So, I realized I need to get some numbers on here to help those who don’t think in metric to figure out how much salt to use per gallon and so on. Salt can help protect fish a little from nitrite so having 1 ppt of salt in a system during initial cycle up is a good idea if cycling with fish. Also 1-2 ppt of salt can be beneficial to many fish to help improve their slime coat and osmotic pressure. Most plants can handle 2 ppt of salt and even 3 ppt will only affect the sensitive plants like strawberries.
So here are some numbers to help people calculate how much salt would be needed for their systems.
4lb of salt per 100 gallons will give 5ppt
1000 lb of water is aprox 125 gallons
100 gallons is aprox 800 lb
1 lb of salt per 100 gallons = 1.25 ppt
1 lb of salt per 125 gallons = 1 ppt
Anyway 600 gallons and trying to get a level of 3 ppt of salt to help fish without hurting plants.
3 ppt divide by 1.25 ppt = 2.4 lb per 100 gallons to get the 3 ppt
2.4 lb salt times 6 = 14.4 lb of salt into my system to approach 3 ppt.

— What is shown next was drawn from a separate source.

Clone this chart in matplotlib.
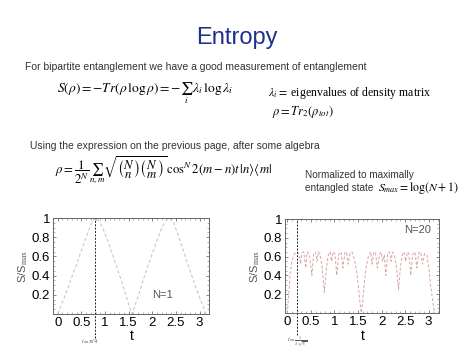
import matplotlib
matplotlib.use("Agg")
from matplotlib import pyplot as plt

plt.rcParams['font.family'] = ['Liberation Sans', 'DejaVu Sans']
plt.rcParams['mathtext.fontset'] = 'stix'

# N=1 curve
t1 = [0.0, 0.1, 0.2, 0.3, 0.4, 0.5, 0.6, 0.7, 0.785, 0.87, 0.95, 1.05, 1.15, 1.25, 1.35, 1.45, 1.52, 1.57,
      1.62, 1.7, 1.8, 1.9, 2.0, 2.1, 2.2, 2.3, 2.36, 2.45, 2.55, 2.65, 2.75, 2.85, 2.95, 3.05, 3.14]
s1 = [0.0, 0.12, 0.25, 0.39, 0.52, 0.66, 0.8, 0.93, 1.0, 0.97, 0.9, 0.77, 0.63, 0.49, 0.34, 0.18, 0.07, 0.0,
      0.07, 0.18, 0.34, 0.49, 0.63, 0.77, 0.9, 0.98, 1.0, 0.95, 0.82, 0.67, 0.52, 0.38, 0.24, 0.11, 0.0]

# N=20 curve
t20 = [0.0, 0.03, 0.06, 0.1, 0.15, 0.2, 0.25, 0.28, 0.31, 0.35, 0.39, 0.42, 0.47, 0.52, 0.56, 0.6, 0.63,
       0.66, 0.7, 0.74, 0.785, 0.83, 0.87, 0.91, 0.94, 0.97, 1.01, 1.05, 1.09, 1.14, 1.18, 1.22, 1.26, 1.29,
       1.33, 1.37, 1.42, 1.47, 1.51, 1.54, 1.57,
       1.6, 1.63, 1.67, 1.72, 1.77, 1.8, 1.83, 1.87, 1.91, 1.96, 1.99, 2.02, 2.06, 2.09, 2.13, 2.17,
       2.2, 2.23, 2.28, 2.32, 2.36, 2.4, 2.44, 2.48, 2.51, 2.55, 2.58, 2.62, 2.66, 2.71, 2.75, 2.79,
       2.83, 2.87, 2.91, 2.96, 3.0, 3.04, 3.08, 3.11, 3.14]
s20 = [0.0, 0.2, 0.42, 0.56, 0.63, 0.65, 0.63, 0.52, 0.64, 0.65, 0.48, 0.65, 0.62, 0.4, 0.63, 0.65, 0.55,
       0.65, 0.62, 0.48, 0.22, 0.48, 0.62, 0.65, 0.55, 0.65, 0.63, 0.4, 0.62, 0.65, 0.48, 0.64, 0.65, 0.52,
       0.63, 0.65, 0.58, 0.45, 0.28, 0.12, 0.0,
       0.12, 0.3, 0.48, 0.6, 0.65, 0.52, 0.64, 0.65, 0.48, 0.63, 0.65, 0.55, 0.62, 0.4, 0.63, 0.65,
       0.55, 0.65, 0.6, 0.48, 0.25, 0.48, 0.62, 0.65, 0.55, 0.65, 0.63, 0.4, 0.62, 0.65, 0.48, 0.64,
       0.65, 0.52, 0.63, 0.62, 0.5, 0.3, 0.15, 0.05, 0.0]

xticks = [0, 0.5, 1, 1.5, 2, 2.5, 3]
xticklabels = ["0", "0.5", "1", "1.5", "2", "2.5", "3"]
yticks = [0.2, 0.4, 0.6, 0.8, 1]
yticklabels = ["0.2", "0.4", "0.6", "0.8", "1"]

W, H = 474, 355
fig = plt.figure(figsize=(4.74, 3.55), dpi=100)


def fx(px):
    return px / W


def fy(py):
    return 1 - py / H


txt = '#333333'
fig.text(fx(237), fy(38), "Entropy", fontsize=17, color='#1f2f8f', ha='center', va='center')
fig.text(fx(25), fy(67), "For bipartite entanglement we have a good measurement of entanglement",
         fontsize=7.5, color=txt, va='center')
fig.text(fx(57), fy(93), r"$S(\rho)=-Tr(\rho\,\log\rho)=-\sum_i\,\lambda_i\,\log\lambda_i$",
         fontsize=9.7, va='center', color='black')
fig.text(fx(268), fy(93), r"$\lambda_i=$ eigenvalues of density matrix", fontsize=8.5, va='center',
         family='Liberation Serif', color='black')
fig.text(fx(272), fy(112), r"$\rho=Tr_2(\rho_{tot})$", fontsize=9, va='center', color='black')
fig.text(fx(30), fy(146), "Using the expression on the previous page, after some algebra",
         fontsize=7.5, color=txt, va='center')
fig.text(fx(55), fy(170),
         r"$\rho=\genfrac{}{}{0.5}{0}{1}{2^N}\sum_{n,m}\sqrt{\genfrac{(}{)}{0}{0}{N}{n}\genfrac{(}{)}{0}{0}{N}{m}}"
         r"\,\cos^N 2(m-n)t\,|n\rangle\langle m|$",
         fontsize=9.2, va='center', color='black')
fig.text(fx(305), fy(175), "Normalized to maximally", fontsize=7.2, color=txt, va='center')
fig.text(fx(305), fy(188), "entangled state", fontsize=7.2, color=txt, va='center')
fig.text(fx(378), fy(188), r"$S_{max}=\log(N+1)$", fontsize=8.5, color='black', va='center')


def setup(ax, xmin, xmax):
    ax.set_xlim(xmin, xmax)
    ax.set_ylim(0, 1)
    ax.set_xticks(xticks)
    ax.set_xticklabels(xticklabels)
    ax.set_yticks(yticks)
    ax.set_yticklabels(yticklabels)
    ax.tick_params(labelsize=9.5, length=2, width=0.5, direction='in', pad=2, colors='#555555',
                   labelcolor='black', top=True, right=True)
    ax.minorticks_on()
    ax.tick_params(which='minor', length=1.2, width=0.4, direction='in', colors='#777777',
                   top=True, right=True)
    for s in ax.spines.values():
        s.set_color('#666666')
        s.set_linewidth(0.7)
    ax.set_ylabel(r"S/S$_{\rm max}$", fontsize=8, color='#555555', labelpad=1)


ax1 = fig.add_axes([fx(53), fy(314), fx(156), 96 / H])
setup(ax1, -0.1, 3.2)
ax1.plot(t1, s1, color='#c8c8c8', lw=0.8, ls=(0, (3, 2)))
ax1.axvline(0.785, ymin=-0.25, ymax=1, color='#222222', lw=0.7, ls=(0, (2, 1.5)), clip_on=False)
ax1.text(2.22, 0.2, "N=1", fontsize=8, color='#555555', ha='center', va='center')
fig.text(fx(132), fy(336), "t", fontsize=10, ha='center', va='center')
fig.text(fx(90), fy(341), r"$t=\pi/4$", fontsize=4.5, color='#555555', ha='center', va='center')

ax2 = fig.add_axes([fx(285), fy(313), fx(154), 94 / H])
setup(ax2, -0.05, 3.22)
ax2.plot(t20, s20, color='#d8a4a4', lw=0.7, ls=(0, (3, 2)))
ax2.axvline(0.2, ymin=-0.23, ymax=1, color='#222222', lw=0.7, ls=(0, (2, 1.5)), clip_on=False)
ax2.text(2.76, 0.88, "N=20", fontsize=8, color='#555555', ha='center', va='center')
fig.text(fx(363), fy(336), "t", fontsize=10, ha='center', va='center')
fig.text(fx(297), fy(342), r"$t=\frac{1}{2\sqrt{N}}$", fontsize=4.5, color='#555555', ha='center', va='center')

fig.savefig("out.png", dpi=100)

Now I just have to figure out how to measure out 14 lb of salt. Any ideas? (when I first wrote this, I didn’t have a kitchen scale to weight the salt.)
The salt to get is the sun dried pure water softener salt or pool salt. Generally the cheapest stuff they have. The smaller the crystals the easier it will dissolve but you really want to make sure it is not pelleted and you don’t want anything that removes iron or anything special like that. Just plain solar dehydrated sea water is what you are after.

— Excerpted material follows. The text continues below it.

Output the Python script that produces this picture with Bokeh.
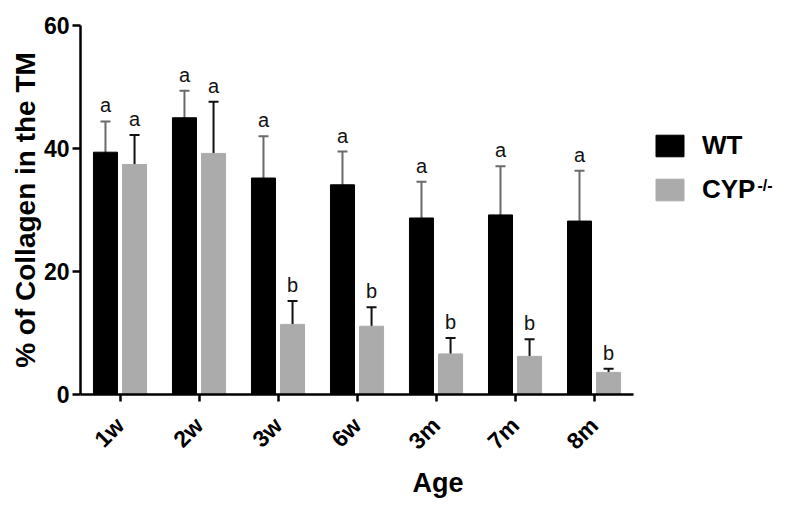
from bokeh.plotting import figure
from bokeh.models import (ColumnDataSource, Range1d, FixedTicker, Whisker,
                          TeeHead, Legend, LegendItem, Label)
from bokeh.transform import dodge
from bokeh.embed import file_html
from bokeh.resources import INLINE
import math

ages = ["1w", "2w", "3w", "6w", "3m", "7m", "8m"]
wt_mean = [39.4, 45.0, 35.2, 34.1, 28.7, 29.2, 28.2]
wt_err = [5.0, 4.4, 6.8, 5.4, 5.9, 7.9, 8.2]
cyp_mean = [37.4, 39.2, 11.4, 11.1, 6.6, 6.2, 3.6]
cyp_err = [4.8, 8.4, 3.8, 3.1, 2.6, 2.8, 0.6]
wt_letters = ["a", "a", "a", "a", "a", "a", "a"]
cyp_letters = ["a", "a", "b", "b", "b", "b", "b"]
y_ticks = [0, 20, 40, 60]

FONT = "Liberation Sans"
OFF = 0.184
BW = 0.304

pos = list(range(len(ages)))

src = ColumnDataSource(dict(
    pos=pos,
    wt=wt_mean, wt_up=[m + e for m, e in zip(wt_mean, wt_err)], wt_lo=[m - e for m, e in zip(wt_mean, wt_err)],
    cyp=cyp_mean, cyp_up=[m + e for m, e in zip(cyp_mean, cyp_err)], cyp_lo=[m - e for m, e in zip(cyp_mean, cyp_err)],
    wt_l=wt_letters, cyp_l=cyp_letters,
))

p = figure(x_range=Range1d(-0.5, 8.55), y_range=Range1d(0, 60),
           width=795, height=509, output_backend="svg", toolbar_location=None,
           min_border_left=80, min_border_right=0, min_border_top=25, min_border_bottom=115)
p.outline_line_color = None
p.xgrid.visible = False
p.ygrid.visible = False
p.background_fill_color = "white"
p.border_fill_color = "white"

r_wt = p.vbar(x=dodge("pos", -OFF), top="wt", width=BW, source=src,
              fill_color="black", line_color="black")
r_cyp = p.vbar(x=dodge("pos", OFF), top="cyp", width=BW, source=src,
               fill_color="#ababab", line_color="#ababab")

for base, up, lo, col in [(-OFF, "wt_up", "wt_lo", "#6a6a6a"), (OFF, "cyp_up", "cyp_lo", "#111111")]:
    w = Whisker(base=dodge("pos", base), upper=up, lower=lo, source=src,
                line_color=col, line_width=2,
                upper_head=TeeHead(size=10, line_color=col, line_width=2),
                lower_head=TeeHead(size=10, line_color=col, line_width=2))
    p.add_layout(w)

p.text(x=dodge("pos", -OFF), y="wt_up", text="wt_l", source=src,
       text_align="center", text_baseline="bottom", y_offset=-5,
       text_font={"value": FONT}, text_font_size="20px", text_color="#111111")
p.text(x=dodge("pos", OFF), y="cyp_up", text="cyp_l", source=src,
       text_align="center", text_baseline="bottom", y_offset=-5,
       text_font={"value": FONT}, text_font_size="20px", text_color="#111111")

# axes
for ax in (p.xaxis[0], p.yaxis[0]):
    ax.axis_line_width = 2.5
    ax.axis_line_color = "black"
    ax.major_tick_line_width = 2.5
    ax.major_tick_line_color = "black"
    ax.major_tick_in = 0
    ax.minor_tick_line_color = None
    ax.major_label_text_font = FONT
    ax.major_label_text_font_style = "bold"
    ax.major_label_text_color = "black"
    ax.axis_label_text_font = FONT
    ax.axis_label_text_font_style = "bold"
    ax.axis_label_text_color = "black"

p.yaxis.ticker = FixedTicker(ticks=y_ticks)
p.yaxis.major_tick_out = 8
p.yaxis.major_label_text_font_size = "23px"
p.yaxis.major_label_standoff = 3
p.yaxis.axis_label = "% of Collagen in the TM"
p.yaxis.axis_label_text_font_size = "28px"
p.yaxis.axis_label_standoff = 0

p.xaxis.ticker = FixedTicker(ticks=pos)
p.xaxis.major_label_overrides = {i: a for i, a in zip(pos, ages)}
p.xaxis.bounds = (-0.5, len(ages) - 0.5)
p.xaxis.major_tick_out = 7
p.xaxis.major_label_orientation = math.pi / 4
p.xaxis.major_label_text_font_size = "23px"
p.xaxis.major_label_standoff = 20
p.xaxis.axis_label = "Age"
p.xaxis.axis_label_text_font_size = "27px"
p.xaxis.axis_label_standoff = 2

legend = Legend(items=[LegendItem(label="WT", renderers=[r_wt]),
                       LegendItem(label="CYP", renderers=[r_cyp])],
                location=(572, 189), padding=0, margin=0, spacing=13,
                glyph_width=35, glyph_height=27, label_standoff=15,
                label_text_font=FONT, label_text_font_style="bold",
                label_text_font_size="26px", label_text_color="black",
                border_line_color=None, background_fill_alpha=0)
p.add_layout(legend)

sup = Label(x=677, y=218, x_units="screen", y_units="screen", text="-/-",
            text_font=FONT, text_font_style="bold", text_font_size="16px",
            text_color="black", text_baseline="top", text_align="left")
p.add_layout(sup)

open("out.html", "w").write(file_html(p, INLINE))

It is important to dissolve the salt before putting it into a fish tank. If you have a sump tank with no fish in it, you may simply dump the salt in the sump. However, if you have no sump or there are fish in the sump, you will need to dissolved the salt in buckets of system water before pouring them into the system. This can take a while. If you have some means where you could run the water through a bin or bucket and let it waterfall back into the system, then tat would be much easier since the salt will sit on the bottom of the bin and having a continuous flow of less salty water will help it dissolve faster while still protecting the fish from the raw salt crystals. See the salt crystals will sit on the bottom of a tank and if a fish rests against it, they can get burned like a chemical burn.

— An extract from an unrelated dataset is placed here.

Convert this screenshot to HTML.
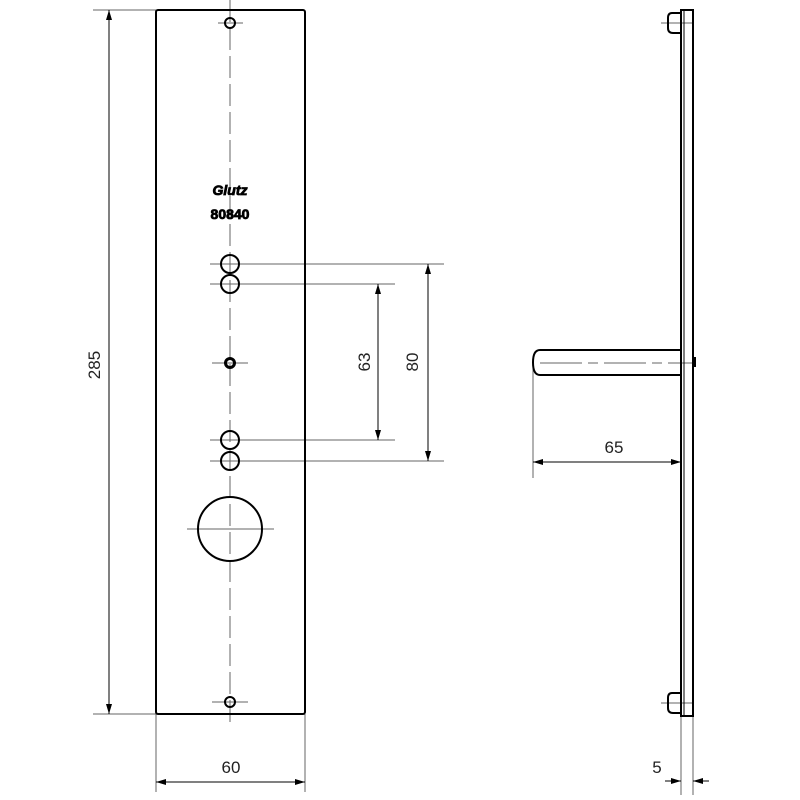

General note here, I do not recommend salting a system on a regular basis. I grow channel catfish and they don’t like much salt so I make a point of leaving my systems unsalted except for when a health issue arises or, in the case of the quarantine system, I will salt that to 3 ppt when I get new fish. Nitrite spikes warrant salting to 1 ppt ASAP to help mitigate the nitrite toxicity to the fish. If you are cycling up a new system with fish, it would be reasonable to have that system salted to between 1-3 ppt, however if you will be doing water changes, you won’t be able to keep track of the salt level so you may wish to hold off salting until after the ammonia spike starts to go down at which point you need the salt to protect the fish from nitrite and it’s time to stop changing water anyway.